Alter Ego Theory and SNPC
Walker also attempted to attach the property of the Société Nationale des Pétroles du Congo (SNPC) by arguing that it was an alter ego of the ROC. The court explained that even if SNPC were deemed an alter ego, the same immunity analysis applicable to the ROC would apply to SNPC. The FSIA defines "agency or instrumentality" and sets forth specific criteria that must be met for a third party's property to be attachable. The court found that Walker failed to meet these criteria, as it did not demonstrate how the ROC's property could be attached under the FSIA. Since the surety bond, which represented the ROC’s property, was not attachable, Walker's alter ego theory could not succeed in attaching SNPC's property either.

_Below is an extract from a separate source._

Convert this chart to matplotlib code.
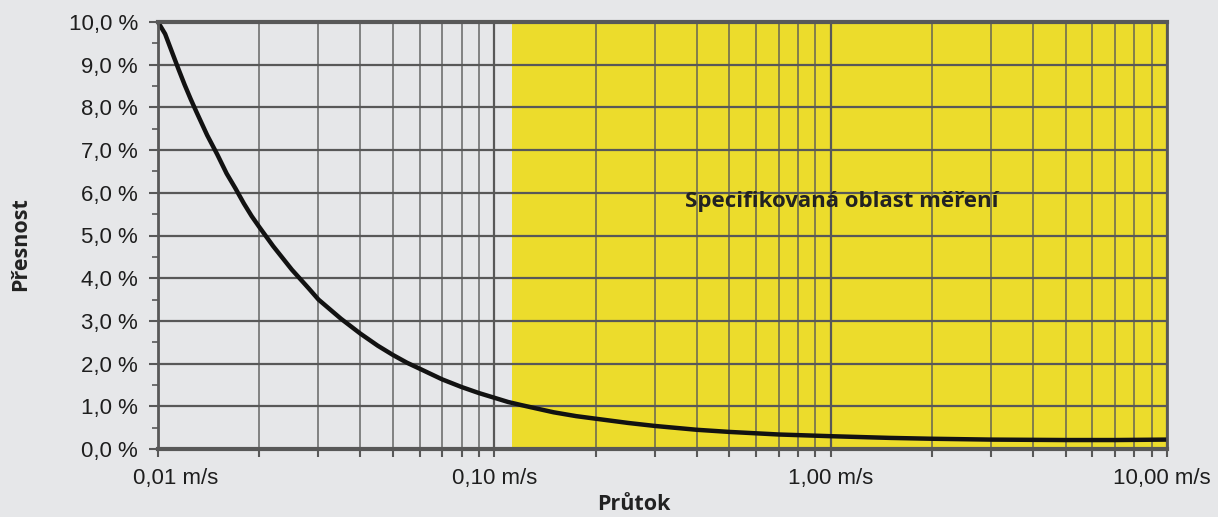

Thus, the court concluded that Walker’s arguments regarding the relationship between the ROC and SNPC were insufficient to warrant attachment of assets under the FSIA.
Conclusion of the Court
Ultimately, the Fifth Circuit affirmed the district court's ruling to vacate the temporary restraining order, dissolve the writs of attachment and garnishment, and dismiss the action brought by Walker. The court determined that the funds owed to the ROC were not used for any commercial activity as defined by the FSIA, and thus were not subject to attachment. The court's reasoning reinforced the importance of adhering to the specific criteria established under the FSIA for attaching the property of foreign sovereigns, emphasizing that mere potential or negotiation does not equate to actual commercial usage. Additionally, the court highlighted the importance of respecting sovereign immunity while balancing the interests of creditors seeking to enforce judgments against foreign states. Consequently, Walker's claims were dismissed, and any further motions regarding the surety bond or contempt were denied.